In this context, the Quartet’s report is due to be published very soon. This long-awaited report will contribute to this momentum and we will have the opportunity to examine the Quartet’s report, the results of the conference in Paris, and determine the way forward during the discussions led by Nikolay Mladenov, Special Coordinator for the Middle East Peace Process, on June 14.
3/ A final component of the French presidency, and something important to keep in mind, is the elections that will be held in June. There are a number of important dates this month: the election of the president of the General Assembly on June 13, the election of new Security Council member states on June 28, and ongoing discussions on the designation of the future secretary-general.

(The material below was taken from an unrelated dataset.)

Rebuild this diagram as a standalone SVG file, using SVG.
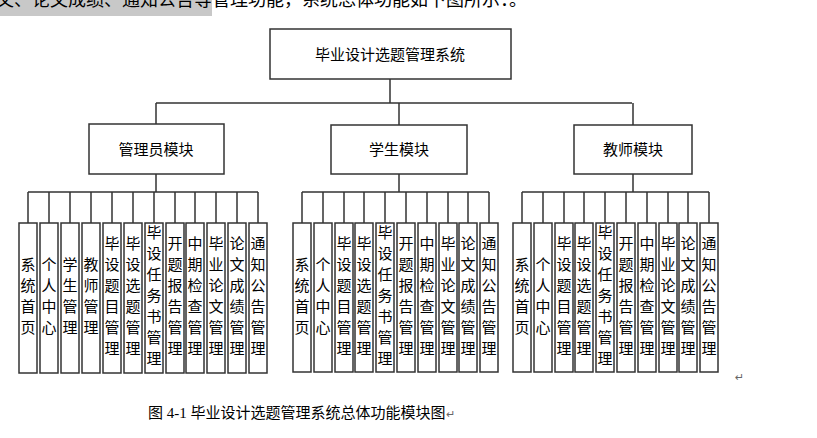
<svg xmlns="http://www.w3.org/2000/svg" width="817" height="438" viewBox="0 0 817 438">
<style>
.b{fill:#fff;stroke:#333;stroke-width:1.5}
.l{fill:none;stroke:#333;stroke-width:1.5}
.t{font-family:"Noto Sans CJK SC",sans-serif;font-size:15px;fill:#000;text-anchor:middle}
.v{font-family:"Noto Sans CJK SC",sans-serif;font-size:15px;fill:#000;text-anchor:middle}
</style>
<rect x="0" y="0" width="212" height="16" fill="#c8c8c8"/>
<text x="-4" y="6" font-family="Noto Sans CJK SC,sans-serif" font-size="18" fill="#000">文、论文成绩、通知公告等管理功能，系统总体功能如下图所示：。</text>
<g id="connectors">
<path class="l" d="M390 79V103M156 103H632M156 103V124M399 103V125M633 103V125"/>
<path class="l" d="M156 174V192M28 192H258M399 174V192M302 192H489M633 174V192M522 192H709"/>
<path class="l" d="M28 192V223M49 192V223M70 192V223M91 192V223M112 192V223M133 192V223M154 192V223M175 192V223M195 192V223M216 192V223M237 192V223M258 192V223"/>
<path class="l" d="M302 192V223M323 192V223M344 192V223M364 192V223M385 192V223M406 192V223M427 192V223M448 192V223M468 192V223M489 192V223"/>
<path class="l" d="M522 192V223M543 192V223M564 192V223M584 192V223M605 192V223M626 192V223M647 192V223M668 192V223M688 192V223M709 192V223"/>
</g>
<g id="root"><rect class="b" x="270" y="29" width="241" height="50"/><text class="t" x="390" y="60" font-size="17">毕业设计选题管理系统</text></g>
<g id="admin"><rect class="b" x="89" y="124" width="135" height="50"/><text class="t" x="156" y="155">管理员模块</text></g>
<g id="student"><rect class="b" x="331" y="125" width="136" height="49"/><text class="t" x="399" y="155">学生模块</text></g>
<g id="teacher"><rect class="b" x="574" y="125" width="118" height="49"/><text class="t" x="633" y="155">教师模块</text></g>
<g id="leafboxes">
<rect class="b" x="19" y="223" width="18" height="150"/><rect class="b" x="40" y="223" width="18" height="150"/><rect class="b" x="61" y="223" width="18" height="150"/><rect class="b" x="82" y="223" width="18" height="150"/><rect class="b" x="103" y="223" width="18" height="150"/><rect class="b" x="124" y="223" width="18" height="150"/><rect class="b" x="145" y="223" width="18" height="150"/><rect class="b" x="166" y="223" width="18" height="150"/><rect class="b" x="186" y="223" width="18" height="150"/><rect class="b" x="207" y="223" width="18" height="150"/><rect class="b" x="228" y="223" width="18" height="150"/><rect class="b" x="249" y="223" width="18" height="150"/>
<rect class="b" x="293" y="223" width="18" height="149"/><rect class="b" x="314" y="223" width="18" height="149"/><rect class="b" x="335" y="223" width="18" height="149"/><rect class="b" x="355" y="223" width="18" height="149"/><rect class="b" x="376" y="223" width="18" height="149"/><rect class="b" x="397" y="223" width="18" height="149"/><rect class="b" x="418" y="223" width="18" height="149"/><rect class="b" x="439" y="223" width="18" height="149"/><rect class="b" x="459" y="223" width="18" height="149"/><rect class="b" x="480" y="223" width="18" height="149"/>
<rect class="b" x="513" y="223" width="18" height="149"/><rect class="b" x="534" y="223" width="18" height="149"/><rect class="b" x="555" y="223" width="18" height="149"/><rect class="b" x="575" y="223" width="18" height="149"/><rect class="b" x="596" y="223" width="18" height="149"/><rect class="b" x="617" y="223" width="18" height="149"/><rect class="b" x="638" y="223" width="18" height="149"/><rect class="b" x="659" y="223" width="18" height="149"/><rect class="b" x="679" y="223" width="18" height="149"/><rect class="b" x="700" y="223" width="18" height="149"/>
</g>
<g id="leaftext" class="v">
<text x="28" y="270"><tspan x="28">系</tspan><tspan x="28" dy="21">统</tspan><tspan x="28" dy="21">首</tspan><tspan x="28" dy="21">页</tspan></text>
<text x="49" y="270"><tspan x="49">个</tspan><tspan x="49" dy="21">人</tspan><tspan x="49" dy="21">中</tspan><tspan x="49" dy="21">心</tspan></text>
<text x="70" y="270"><tspan x="70">学</tspan><tspan x="70" dy="21">生</tspan><tspan x="70" dy="21">管</tspan><tspan x="70" dy="21">理</tspan></text>
<text x="91" y="270"><tspan x="91">教</tspan><tspan x="91" dy="21">师</tspan><tspan x="91" dy="21">管</tspan><tspan x="91" dy="21">理</tspan></text>
<text x="112" y="249"><tspan x="112">毕</tspan><tspan x="112" dy="21">设</tspan><tspan x="112" dy="21">题</tspan><tspan x="112" dy="21">目</tspan><tspan x="112" dy="21">管</tspan><tspan x="112" dy="21">理</tspan></text>
<text x="133" y="249"><tspan x="133">毕</tspan><tspan x="133" dy="21">设</tspan><tspan x="133" dy="21">选</tspan><tspan x="133" dy="21">题</tspan><tspan x="133" dy="21">管</tspan><tspan x="133" dy="21">理</tspan></text>
<text x="154" y="238"><tspan x="154">毕</tspan><tspan x="154" dy="21">设</tspan><tspan x="154" dy="21">任</tspan><tspan x="154" dy="21">务</tspan><tspan x="154" dy="21">书</tspan><tspan x="154" dy="21">管</tspan><tspan x="154" dy="21">理</tspan></text>
<text x="175" y="249"><tspan x="175">开</tspan><tspan x="175" dy="21">题</tspan><tspan x="175" dy="21">报</tspan><tspan x="175" dy="21">告</tspan><tspan x="175" dy="21">管</tspan><tspan x="175" dy="21">理</tspan></text>
<text x="195" y="249"><tspan x="195">中</tspan><tspan x="195" dy="21">期</tspan><tspan x="195" dy="21">检</tspan><tspan x="195" dy="21">查</tspan><tspan x="195" dy="21">管</tspan><tspan x="195" dy="21">理</tspan></text>
<text x="216" y="249"><tspan x="216">毕</tspan><tspan x="216" dy="21">业</tspan><tspan x="216" dy="21">论</tspan><tspan x="216" dy="21">文</tspan><tspan x="216" dy="21">管</tspan><tspan x="216" dy="21">理</tspan></text>
<text x="237" y="249"><tspan x="237">论</tspan><tspan x="237" dy="21">文</tspan><tspan x="237" dy="21">成</tspan><tspan x="237" dy="21">绩</tspan><tspan x="237" dy="21">管</tspan><tspan x="237" dy="21">理</tspan></text>
<text x="258" y="249"><tspan x="258">通</tspan><tspan x="258" dy="21">知</tspan><tspan x="258" dy="21">公</tspan><tspan x="258" dy="21">告</tspan><tspan x="258" dy="21">管</tspan><tspan x="258" dy="21">理</tspan></text>

<text x="302" y="270"><tspan x="302">系</tspan><tspan x="302" dy="21">统</tspan><tspan x="302" dy="21">首</tspan><tspan x="302" dy="21">页</tspan></text>
<text x="323" y="270"><tspan x="323">个</tspan><tspan x="323" dy="21">人</tspan><tspan x="323" dy="21">中</tspan><tspan x="323" dy="21">心</tspan></text>
<text x="344" y="249"><tspan x="344">毕</tspan><tspan x="344" dy="21">设</tspan><tspan x="344" dy="21">题</tspan><tspan x="344" dy="21">目</tspan><tspan x="344" dy="21">管</tspan><tspan x="344" dy="21">理</tspan></text>
<text x="364" y="249"><tspan x="364">毕</tspan><tspan x="364" dy="21">设</tspan><tspan x="364" dy="21">选</tspan><tspan x="364" dy="21">题</tspan><tspan x="364" dy="21">管</tspan><tspan x="364" dy="21">理</tspan></text>
<text x="385" y="238"><tspan x="385">毕</tspan><tspan x="385" dy="21">设</tspan><tspan x="385" dy="21">任</tspan><tspan x="385" dy="21">务</tspan><tspan x="385" dy="21">书</tspan><tspan x="385" dy="21">管</tspan><tspan x="385" dy="21">理</tspan></text>
<text x="406" y="249"><tspan x="406">开</tspan><tspan x="406" dy="21">题</tspan><tspan x="406" dy="21">报</tspan><tspan x="406" dy="21">告</tspan><tspan x="406" dy="21">管</tspan><tspan x="406" dy="21">理</tspan></text>
<text x="427" y="249"><tspan x="427">中</tspan><tspan x="427" dy="21">期</tspan><tspan x="427" dy="21">检</tspan><tspan x="427" dy="21">查</tspan><tspan x="427" dy="21">管</tspan><tspan x="427" dy="21">理</tspan></text>
<text x="448" y="249"><tspan x="448">毕</tspan><tspan x="448" dy="21">业</tspan><tspan x="448" dy="21">论</tspan><tspan x="448" dy="21">文</tspan><tspan x="448" dy="21">管</tspan><tspan x="448" dy="21">理</tspan></text>
<text x="468" y="249"><tspan x="468">论</tspan><tspan x="468" dy="21">文</tspan><tspan x="468" dy="21">成</tspan><tspan x="468" dy="21">绩</tspan><tspan x="468" dy="21">管</tspan><tspan x="468" dy="21">理</tspan></text>
<text x="489" y="249"><tspan x="489">通</tspan><tspan x="489" dy="21">知</tspan><tspan x="489" dy="21">公</tspan><tspan x="489" dy="21">告</tspan><tspan x="489" dy="21">管</tspan><tspan x="489" dy="21">理</tspan></text>

<text x="522" y="270"><tspan x="522">系</tspan><tspan x="522" dy="21">统</tspan><tspan x="522" dy="21">首</tspan><tspan x="522" dy="21">页</tspan></text>
<text x="543" y="270"><tspan x="543">个</tspan><tspan x="543" dy="21">人</tspan><tspan x="543" dy="21">中</tspan><tspan x="543" dy="21">心</tspan></text>
<text x="564" y="249"><tspan x="564">毕</tspan><tspan x="564" dy="21">设</tspan><tspan x="564" dy="21">题</tspan><tspan x="564" dy="21">目</tspan><tspan x="564" dy="21">管</tspan><tspan x="564" dy="21">理</tspan></text>
<text x="584" y="249"><tspan x="584">毕</tspan><tspan x="584" dy="21">设</tspan><tspan x="584" dy="21">选</tspan><tspan x="584" dy="21">题</tspan><tspan x="584" dy="21">管</tspan><tspan x="584" dy="21">理</tspan></text>
<text x="605" y="238"><tspan x="605">毕</tspan><tspan x="605" dy="21">设</tspan><tspan x="605" dy="21">任</tspan><tspan x="605" dy="21">务</tspan><tspan x="605" dy="21">书</tspan><tspan x="605" dy="21">管</tspan><tspan x="605" dy="21">理</tspan></text>
<text x="626" y="249"><tspan x="626">开</tspan><tspan x="626" dy="21">题</tspan><tspan x="626" dy="21">报</tspan><tspan x="626" dy="21">告</tspan><tspan x="626" dy="21">管</tspan><tspan x="626" dy="21">理</tspan></text>
<text x="647" y="249"><tspan x="647">中</tspan><tspan x="647" dy="21">期</tspan><tspan x="647" dy="21">检</tspan><tspan x="647" dy="21">查</tspan><tspan x="647" dy="21">管</tspan><tspan x="647" dy="21">理</tspan></text>
<text x="668" y="249"><tspan x="668">毕</tspan><tspan x="668" dy="21">业</tspan><tspan x="668" dy="21">论</tspan><tspan x="668" dy="21">文</tspan><tspan x="668" dy="21">管</tspan><tspan x="668" dy="21">理</tspan></text>
<text x="688" y="249"><tspan x="688">论</tspan><tspan x="688" dy="21">文</tspan><tspan x="688" dy="21">成</tspan><tspan x="688" dy="21">绩</tspan><tspan x="688" dy="21">管</tspan><tspan x="688" dy="21">理</tspan></text>
<text x="709" y="249"><tspan x="709">通</tspan><tspan x="709" dy="21">知</tspan><tspan x="709" dy="21">公</tspan><tspan x="709" dy="21">告</tspan><tspan x="709" dy="21">管</tspan><tspan x="709" dy="21">理</tspan></text>
</g>
<text x="735" y="381" font-family="DejaVu Sans,sans-serif" font-size="11" fill="#666">↵</text>
<text x="148" y="418" font-family="Liberation Serif,Noto Sans CJK SC,serif" font-size="15" fill="#000">图 4-1 毕业设计选题管理系统总体功能模块图<tspan fill="#666" font-size="11">↵</tspan></text>
</svg>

On this last point, we are planning to hold informal meetings with any candidates for the position of secretary-general who request them. Two candidates, Susanna Malcorra and Miroslav Lajcak, will also meet with member states at a special session of the General Assembly organized by the Assembly president on June 7. We have a very positive view of the work that has been done by the UN General Assembly and the first informal meetings that have taken place, and the Security Council, under the French presidency, will take care to work and move forward in the same spirit of professionalism. That is the direction we want to take.